Actually, Ron Howard’s “Pacific Rim: Colonial Edition”…I’m beginning to get the Chris Hemsworth casting now.
Do I have a whole host of worries about In the Heart of the Sea? Absolutely. Does it look good anyway. Yep.
UNBROKEN
Dec. 26
This isn’t Angelina Jolie’s directorial debut, but for the vast majority of viewers, it will be. That alone leaves me rooting for it. Since most women filmmakers don’t enjoy the ability to step into a fully-financed studio film, if she’s successful, she may change Hollywood’s minds on backing female directors.

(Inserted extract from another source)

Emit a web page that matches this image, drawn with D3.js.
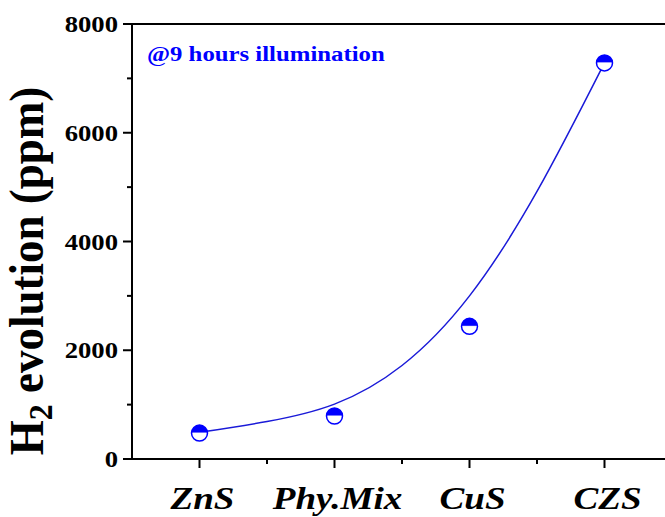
<!DOCTYPE html>
<html lang="en">

<body style="margin:0;background:#fff">
    <script src='https://d3js.org/d3.v7.min.js'></script>

    <script>
        // samples and measured H2 (ppm)
        const categories = ["ZnS", "Phy.Mix", "CuS", "CZS"];
        const h2Values = [477, 790, 2440, 7285];

        // fitted curve
        const fitX = [1, 1.5, 2, 2.5, 3, 3.5, 4];
        const fitY = [490, 690, 1010, 1720, 3000, 4920, 7285];

        const yTicks = [0, 2000, 4000, 6000, 8000];
        const yMinor = [1000, 3000, 5000, 7000];
        const xMinor = [1.5, 2.5, 3.5, 4.5];

        const width = 665;
        const height = 517;
        const stretch = 1.16; // figure text is a little wider than tall
        const blue = "#0000ff";

        var svg = d3.select("body")
            .append("svg")
            .attr("width", width)
            .attr("height", height)
            .style("font-family", "'Liberation Serif', 'Times New Roman', serif");

        var x = d3.scaleLinear().domain([0.5, 4.5]).range([132, 672]);
        var y = d3.scaleLinear().domain([0, 8000]).range([459, 24]);

        // frame: left, top, bottom
        svg.append("line").attr("x1", x(0.5)).attr("x2", x(0.5)).attr("y1", y(8000)).attr("y2", y(0))
            .attr("stroke", "#000").attr("stroke-width", 2);
        svg.append("line").attr("x1", x(0.5) - 9).attr("x2", width).attr("y1", y(8000)).attr("y2", y(8000))
            .attr("stroke", "#000").attr("stroke-width", 2);
        svg.append("line").attr("x1", x(0.5) - 9).attr("x2", width).attr("y1", y(0)).attr("y2", y(0))
            .attr("stroke", "#000").attr("stroke-width", 2);

        // y ticks
        svg.selectAll(".ymaj").data(yTicks).enter().append("line")
            .attr("x1", x(0.5) - 9).attr("x2", x(0.5))
            .attr("y1", function (d) { return y(d); }).attr("y2", function (d) { return y(d); })
            .attr("stroke", "#000").attr("stroke-width", 2);
        svg.selectAll(".ymin").data(yMinor).enter().append("line")
            .attr("x1", x(0.5) - 5).attr("x2", x(0.5))
            .attr("y1", function (d) { return y(d); }).attr("y2", function (d) { return y(d); })
            .attr("stroke", "#000").attr("stroke-width", 2);
        svg.selectAll(".ylab").data(yTicks).enter().append("text")
            .attr("transform", function (d) { return "translate(118," + (y(d) + 8) + ") scale(" + stretch + ",1)"; })
            .attr("text-anchor", "end")
            .attr("font-size", 23)
            .attr("font-weight", "bold")
            .text(function (d) { return d; });

        // x ticks
        svg.selectAll(".xmaj").data(categories).enter().append("line")
            .attr("x1", function (d, i) { return x(i + 1); }).attr("x2", function (d, i) { return x(i + 1); })
            .attr("y1", y(0)).attr("y2", y(0) + 9)
            .attr("stroke", "#000").attr("stroke-width", 2);
        svg.selectAll(".xmin").data(xMinor).enter().append("line")
            .attr("x1", function (d) { return x(d); }).attr("x2", function (d) { return x(d); })
            .attr("y1", y(0)).attr("y2", y(0) + 5)
            .attr("stroke", "#000").attr("stroke-width", 2);
        svg.selectAll(".xlab").data(categories).enter().append("text")
            .attr("transform", function (d, i) { return "translate(" + (x(i + 1) + 3) + ",509) scale(" + stretch + ",1)"; })
            .attr("text-anchor", "middle")
            .attr("font-size", 32)
            .attr("font-weight", "bold")
            .attr("font-style", "italic")
            .text(function (d) { return d; });

        // y axis title
        var yt = svg.append("text")
            .attr("transform", "translate(43,271) scale(1.07,1) rotate(-90)")
            .attr("text-anchor", "middle")
            .attr("font-size", 45)
            .attr("font-weight", "bold");
        yt.append("tspan").text("H");
        yt.append("tspan").attr("font-size", 32).attr("dy", 8).text("2");
        yt.append("tspan").attr("dy", -8).text(" evolution (ppm)");

        // annotation
        svg.append("text")
            .attr("transform", "translate(147,61) scale(1.18,1)")
            .attr("font-size", 21)
            .attr("font-weight", "bold")
            .attr("fill", blue)
            .text("@9 hours illumination");

        // fit curve
        var line = d3.line()
            .x(function (d, i) { return x(fitX[i]); })
            .y(function (d) { return y(d); })
            .curve(d3.curveNatural);
        svg.append("path")
            .datum(fitY)
            .attr("d", line)
            .attr("fill", "none")
            .attr("stroke", "#1a1ad8")
            .attr("stroke-width", 1.5);

        // half-filled circle markers
        var r = 8;
        var pts = svg.selectAll(".pt").data(h2Values).enter().append("g")
            .attr("transform", function (d, i) { return "translate(" + x(i + 1) + "," + y(d) + ")"; });
        pts.append("circle").attr("r", r).attr("fill", "#fff");
        pts.append("path")
            .attr("d", d3.arc().innerRadius(0).outerRadius(r).startAngle(-Math.PI / 2).endAngle(Math.PI / 2))
            .attr("fill", blue);
        pts.append("line").attr("x1", -r).attr("x2", r).attr("y1", 0).attr("y2", 0)
            .attr("stroke", "#fff").attr("stroke-width", 1);
        pts.append("circle").attr("r", r).attr("fill", "none").attr("stroke", blue).attr("stroke-width", 1.5);
    </script>

</body>

</html>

All of that is immaterial to the film itself, however, and the film looks damn good. All its trailers have come across as a bit schmaltzy, but coming out in the holiday season, that’s how they’ve got to appeal. It doesn’t look like the film itself will subscribe to that. Instead, this looks like an old-fashioned, rousing, biographical picture. That’s exactly my cup of tea. It is based on a true story, and is probably going to stick to the facts of that story a little more closely than Ron Howard’s Whaleformers above.
Needless to say, I’m rooting for Unbroken for a lot of reasons.

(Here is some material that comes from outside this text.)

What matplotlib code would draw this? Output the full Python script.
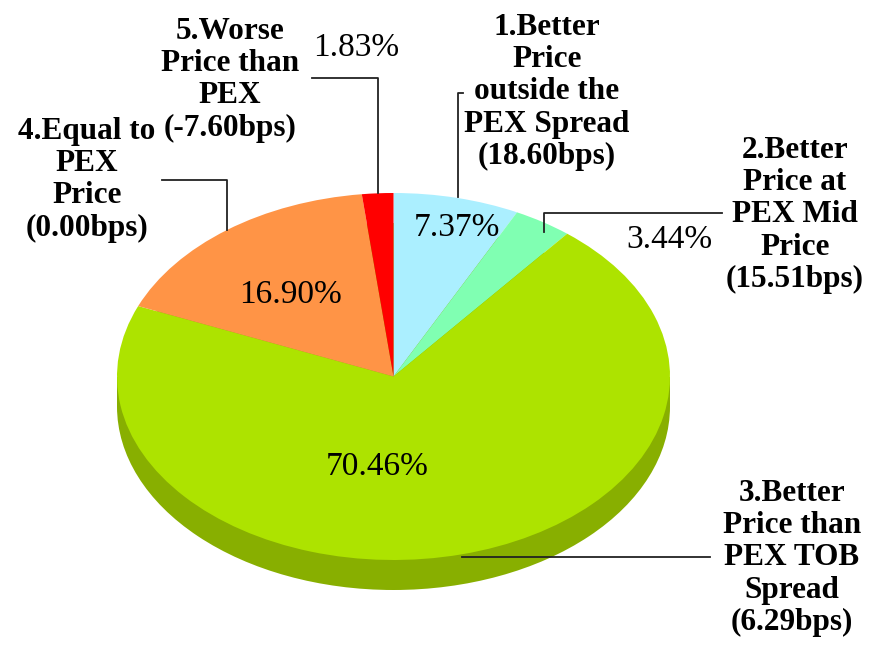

WHY DON’T YOU PLAY IN HELL?
No date set
Yakuza send-up gone mad, Why Don’t You Play in Hell? follows a gangster who wants his gang war revenge on film, starring his daughter, and done before his wife gets out of prison. Because why not?

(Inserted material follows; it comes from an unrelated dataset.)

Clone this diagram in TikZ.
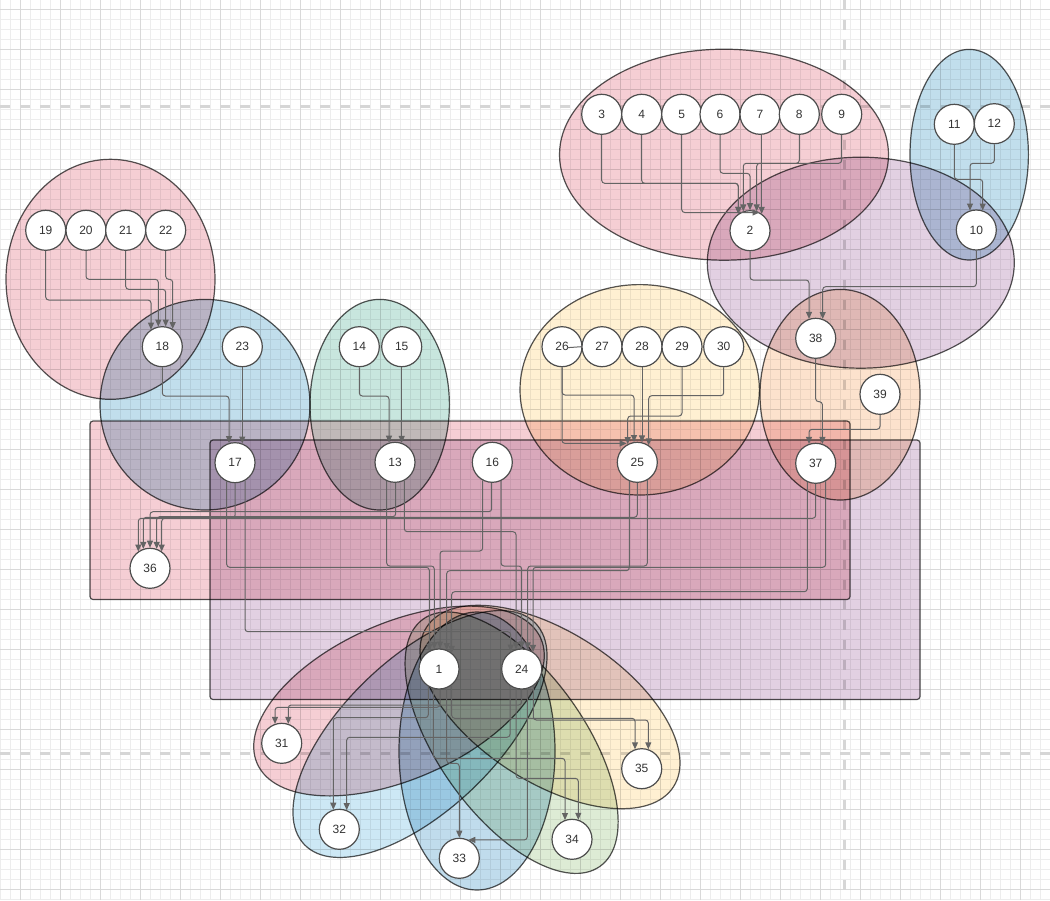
\documentclass[tikz,border=0pt]{standalone}
\usepackage{fontspec}
\setmainfont{Liberation Sans}
\usetikzlibrary{arrows.meta,calc}
\definecolor{gpink}{HTML}{F5CED4}
\definecolor{gpurple}{HTML}{E2D0E2}
\definecolor{gblue}{HTML}{C1DEEC}
\definecolor{gmint}{HTML}{C8E6DE}
\definecolor{gyellow}{HTML}{FFF0D2}
\definecolor{gorange}{HTML}{FCE2CD}
\definecolor{ggreen}{HTML}{DDEBD5}
\definecolor{glblue}{HTML}{CDE8F5}
\definecolor{gbluethree}{HTML}{C0DCEC}
\definecolor{grpline}{HTML}{555555}
\definecolor{edgecol}{HTML}{646464}
\definecolor{nodeline}{HTML}{4D4D4D}
\definecolor{txtcol}{HTML}{333333}
\definecolor{gridminor}{HTML}{EDEDED}
\definecolor{gridmajor}{HTML}{D9D9D9}
\definecolor{pagebreak}{HTML}{D6D6D6}
\tikzset{
  gnode/.style={circle, draw=nodeline, line width=1.2pt, fill=white, minimum size=40pt, inner sep=0pt, font=\fontsize{12}{14}\selectfont, text=txtcol},
  conn/.style={draw=edgecol, line width=1pt, rounded corners=3pt, -{Triangle[length=7pt,width=6pt]}},
  edgeline/.style={draw=edgecol, line width=1pt},
  grp/.style={draw=grpline, line width=1.2pt},
  minorgrid/.style={draw=gridminor, line width=0.8pt},
  majorgrid/.style={draw=gridmajor, line width=0.9pt},
  pagebrk/.style={draw=pagebreak, line width=3pt, dash pattern=on 10pt off 10pt},
}
\begin{document}
\begin{tikzpicture}[x=1pt,y=-1pt]
\useasboundingbox (0,0) rectangle (1050,900);
\fill[white] (0,0) rectangle (1050,900);
% grid
\foreach \x in {0,10,...,1050} \draw[minorgrid] (\x,0) -- (\x,900);
\foreach \y in {9.3,19.3,...,899.3} \draw[minorgrid] (0,\y) -- (1050,\y);
\foreach \x in {20,60,...,1020} \draw[majorgrid] (\x,0) -- (\x,900);
\foreach \y in {9.3,49.3,...,889.3} \draw[majorgrid] (0,\y) -- (1050,\y);
\draw[pagebrk] (0,106) -- (1050,106);
\draw[pagebrk] (0,753.3) -- (1050,753.3);
\draw[pagebrk] (844,0) -- (844,900);
% groups (multiplied over the page)
\begin{scope}[blend mode=multiply]
\draw[grp, fill=gpink, rounded corners=3pt] (90,421) rectangle (850,599.5);
\draw[grp, fill=gpurple, rounded corners=3pt] (210,440) rectangle (920,699.5);
\draw[grp, fill=gblue] (205,404.7) ellipse [x radius=105pt, y radius=105.3pt];
\draw[grp, fill=gpink] (110.5,279.3) ellipse [x radius=104.5pt, y radius=120pt];
\draw[grp, fill=gmint] (379.7,404.7) ellipse [x radius=69.7pt, y radius=105.3pt];
\draw[grp, fill=gyellow] (639.7,389.8) ellipse [x radius=119.7pt, y radius=105.2pt];
\draw[grp, fill=gpurple] (860.8,262.7) ellipse [x radius=153.5pt, y radius=105.5pt];
\draw[grp, fill=gpink] (724,154.7) ellipse [x radius=164.5pt, y radius=105.5pt];
\draw[grp, fill=gblue] (969.2,154.7) ellipse [x radius=59.2pt, y radius=105.3pt];
\draw[grp, fill=gorange] (840,394.7) ellipse [x radius=80pt, y radius=105.3pt];
% petals
\draw[grp, fill=gpink, shift={(399,701)}, rotate=23.8] (0,0) ellipse [x radius=155pt, y radius=78pt];
\draw[grp, fill=glblue, shift={(420,734)}, rotate=43.7] (0,0) ellipse [x radius=160pt, y radius=76pt];
\draw[grp, fill=gbluethree] (477,751) ellipse [x radius=78pt, y radius=139pt];
\draw[grp, fill=ggreen, shift={(511.6,742.7)}, rotate=-54.4] (0,0) ellipse [x radius=152pt, y radius=73pt];
\draw[grp, fill=gyellow, shift={(550,707)}, rotate=-32.9] (0,0) ellipse [x radius=147pt, y radius=75pt];
\end{scope}
% nodes
\node[gnode] (n1) at (439,669) {1};
\node[gnode] (n2) at (750,230.7) {2};
\node[gnode] (n3) at (601.7,114.3) {3};
\node[gnode] (n4) at (641.7,114.3) {4};
\node[gnode] (n5) at (681.7,114.3) {5};
\node[gnode] (n6) at (720,114.3) {6};
\node[gnode] (n7) at (760,114.3) {7};
\node[gnode] (n8) at (799.3,114.3) {8};
\node[gnode] (n9) at (841.7,114.3) {9};
\node[gnode] (n10) at (976.3,230) {10};
\node[gnode] (n11) at (954.3,124.3) {11};
\node[gnode] (n12) at (994.3,123.7) {12};
\node[gnode] (n13) at (395,462.3) {13};
\node[gnode] (n14) at (359.3,346.7) {14};
\node[gnode] (n15) at (401.7,346.7) {15};
\node[gnode] (n16) at (492.3,462.3) {16};
\node[gnode] (n17) at (235,462.7) {17};
\node[gnode] (n18) at (162.3,346.7) {18};
\node[gnode] (n19) at (45.7,230.3) {19};
\node[gnode] (n20) at (86,230.3) {20};
\node[gnode] (n21) at (125.7,230.3) {21};
\node[gnode] (n22) at (165.7,230.3) {22};
\node[gnode] (n23) at (242.3,346.7) {23};
\node[gnode] (n24) at (521.7,669) {24};
\node[gnode] (n25) at (637.3,462.3) {25};
\node[gnode] (n26) at (562,346.7) {26};
\node[gnode] (n27) at (602,346.7) {27};
\node[gnode] (n28) at (642,346.7) {28};
\node[gnode] (n29) at (682,346.7) {29};
\node[gnode] (n30) at (723.7,346.7) {30};
\node[gnode] (n31) at (281.7,743.3) {31};
\node[gnode] (n32) at (339.3,829.3) {32};
\node[gnode] (n33) at (459.3,858.3) {33};
\node[gnode] (n34) at (572,839.3) {34};
\node[gnode] (n35) at (641.7,768.7) {35};
\node[gnode] (n36) at (150,568.3) {36};
\node[gnode] (n37) at (815.7,463.3) {37};
\node[gnode] (n38) at (815.7,338.3) {38};
\node[gnode] (n39) at (880,394.3) {39};
% connectors to 2
\draw[conn] (n3.south) |- (738.3,183.3) -- ($(n2)+(-11.7,-16.8)$);
\draw[conn] (n4.south) |- (738.3,183.3) -- ($(n2)+(-11.7,-16.8)$);
\draw[conn] (n9.south) |- (743.3,163.3) -- ($(n2)+(-6.7,-19.4)$);
\draw[conn] (n6.south) |- (750,173.3) -- (n2.north);
\draw[conn] (n8.south) |- (756.7,163.3) -- ($(n2)+(6.7,-19.4)$);
\draw[conn] ($(n7)+(1.7,20.4)$) -- ($(n2)+(11.7,-16.8)$);
\draw[conn] (n5.south) |- ($(n2)+(9.5,-18.2)$);
% to 10
\draw[conn] (n11.south) |- (982.7,179.3) -- ($(n10)+(6.4,-19.5)$);
\draw[conn] (n12.south) |- (970,163.3) -- ($(n10)+(-6.3,-19.5)$);
% to 38
\draw[conn] (n2.south) |- (809,280) -- ($(n38)+(-6.7,-19.4)$);
\draw[conn] (n10.south) |- (822.7,286.7) -- ($(n38)+(7,-19.3)$);
% to 37
\draw[conn] (n38.south) |- (822.4,401.7) -- ($(n37)+(6.7,-19.4)$);
\draw[conn] (n39.south) |- (809,429.3) -- ($(n37)+(-6.7,-19.4)$);
% to 18
\draw[conn] (n19.south) |- (151,300) -- ($(n18)+(-11.3,-17.1)$);
\draw[conn] (n20.south) |- (158.3,279.3) -- ($(n18)+(-4,-20.1)$);
\draw[conn] (n21.south) |- (165.7,289.3) -- ($(n18)+(3.4,-20.2)$);
\draw[conn] (n22.south) |- (172.7,279.3) -- ($(n18)+(10.4,-17.7)$);
% to 17 and 13
\draw[conn] (n18.south) |- (229,396) -- ($(n17)+(-6,-19.6)$);
\draw[conn] (n23.south) -- ($(n17)+(7.3,-19.2)$);
\draw[conn] (n14.south) |- (389,396) -- ($(n13)+(-6,-19.6)$);
\draw[conn] (n15.south) -- ($(n13)+(6.7,-19.4)$);
% to 25
\draw[conn] (n26.south) |- (634,395) -- ($(n25)+(-3.3,-20.2)$);
\draw[conn] (n26.south) |- ($(n25)+(-10.6,-18.9)$);
\draw[edgeline] (n27.west) -- ($(n26)+(5,1)$);
\draw[conn] (n28.south) -- ($(n25)+(4.7,-19.9)$);
\draw[conn] (n29.south) |- (627.7,416) -- ($(n25)+(-9.6,-18.1)$);
\draw[conn] (n30.south) |- (648.7,395.7) -- ($(n25)+(11.4,-17)$);
% to 36
\draw[conn] (n17.south) |- (161.7,518.3) -- ($(n36)+(11.7,-16.8)$);
\draw[conn] ($(n13)+(0.7,20.5)$) |- (156.7,516.7) -- ($(n36)+(6.7,-19.4)$);
\draw[conn] ($(n16)+(-0.6,20.5)$) |- (150,511.7) -- (n36.north);
\draw[conn] (n25.south) |- (143.3,517.3) -- ($(n36)+(-6.7,-19.4)$);
\draw[conn] (n37.south) |- (138.3,518.3) -- ($(n36)+(-11.7,-16.8)$);
% to 1
\draw[conn] ($(n17)+(-8.3,18.7)$) |- (429.3,567.3) -- ($(n1)+(-9.7,-18.1)$);
\draw[conn] ($(n13)+(-8.3,18.7)$) |- (434.3,566) -- ($(n1)+(-4.7,-19.9)$);
\draw[conn] ($(n16)+(-9.6,18.1)$) |- (440,551) -- ($(n1)+(1,-20.5)$);
\draw[conn] ($(n25)+(-8,18.9)$) |- (446.7,570.7) -- ($(n1)+(7.7,-19)$);
\draw[conn] ($(n37)+(-8.4,18.7)$) |- (451.7,591.7) -- ($(n1)+(12.7,-16.1)$);
% to 24
\draw[conn] ($(n17)+(10,17.9)$) |- (510.7,631.7) -- ($(n24)+(-11,-17.3)$);
\draw[conn] ($(n13)+(9.3,18.3)$) |- (516,531.7) -- ($(n24)+(-5.7,-19.7)$);
\draw[conn] ($(n16)+(8.7,18.5)$) |- (521.7,566) -- (n24.north);
\draw[conn] ($(n25)+(10,17.9)$) |- (527.7,566) -- ($(n24)+(6,-19.6)$);
\draw[conn] ($(n37)+(10,17.9)$) |- (533,567.3) -- ($(n24)+(11.3,-17.1)$);
% from 1
\draw[conn] ($(n1)+(-10.7,17.5)$) |- (333.3,717.7) -- ($(n32)+(-6,-19.6)$);
\draw[conn] ($(n1)+(-5.7,19.7)$) |- (565,758.3) -- ($(n34)+(-7,-19.3)$);
\draw[conn] ($(n1)+(1,20.5)$) |- (275,707.3) -- ($(n31)+(-6.7,-19.4)$);
\draw[conn] ($(n1)+(7.7,19)$) |- (459.3,763.3) -- (n33.north);
\draw[conn] ($(n1)+(12.7,16.1)$) |- (635,718.3) -- ($(n35)+(-6.7,-19.4)$);
% from 24
\draw[conn] ($(n24)+(-11.7,16.8)$) |- (346.7,737.3) -- ($(n32)+(7.4,-19.1)$);
\draw[conn] ($(n24)+(-5.7,19.7)$) |- (578.3,778.3) -- ($(n34)+(6.3,-19.5)$);
\draw[conn] (n24.south) |- (288.3,705) -- ($(n31)+(6.6,-19.4)$);
\draw[conn] ($(n24)+(5.6,19.7)$) |- ($(n33)+(9,-18.4)$);
\draw[conn] ($(n24)+(11.6,16.9)$) |- (648.3,720) -- ($(n35)+(6.6,-19.4)$);
\end{tikzpicture}
\end{document}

Japan might have the best film industry in terms of skewering its own genre standards. That’s a fancy way of saying they make the best comedies. This doesn’t mean every one is a hit, but I’ve heard good things about Why Don’t You Play in Hell? and the trailer hints at a movie that knows precisely the overbloodied gangster movie tropes it wants to lampoon.
DYING OF THE LIGHT
December 5
When you click on a trailer with Nicolas Cage’s name attached, you’re already thinking “Worst Trailer of the Week.” And Dying of the Light certainly starts out with that potential. As it develops, though, you start to see where it could go and it’s another Nicolas (Nicolas Winding Refn, in this case) that makes me view the trailer through another filter. The writer-director of Drive and Only God Forgives is producing, with hit-or-miss writer-director Paul Schrader, well, writing and directing this time out.
His last film was the execrable The Canyons, a movie so wretched I broke out the word ‘execrable’ to describe it. A Bret Easton Ellis performance art project starring Lindsay Lohan, porn star James Deen, and in which the movie itself was secondary, Schrader was the hapless director used in a Producers-like plot to create the perfect modern train wreck. Ellis’s success was contingent on Schrader’s failure, but that doesn’t mean Schrader should be forgiven his directorial decisions on The Canyons.
All this is a way of saying Dying of the Light is a high-risk, moderate-reward kind of venture. I have more confidence in Winding Refn to get something good out of Schrader than Ellis, and the trailer surprised me by looking like something I’d watch. Given the amount of crap I give Nicolas Cage (despite honestly liking him in many roles), it’s nice to highlight a performance of his with true potential.
Worst Trailer of the Week:
SEX ED
Haley Joel Osment! Jokes about this Internet thing! Crappy comedies about lazy-ass guys whose lazy-assitude is rewarded with beautiful women just because that’s the way the world works, right?
It’s like the early 2000s all over again.
He gets drunk and throws up on someone! I’ve never seen that before! Look, when even Steve Zahn moved past this stuff, it really should’ve signaled the end, guys. Please don’t make Haley Joel Osment our new Steve Zahn.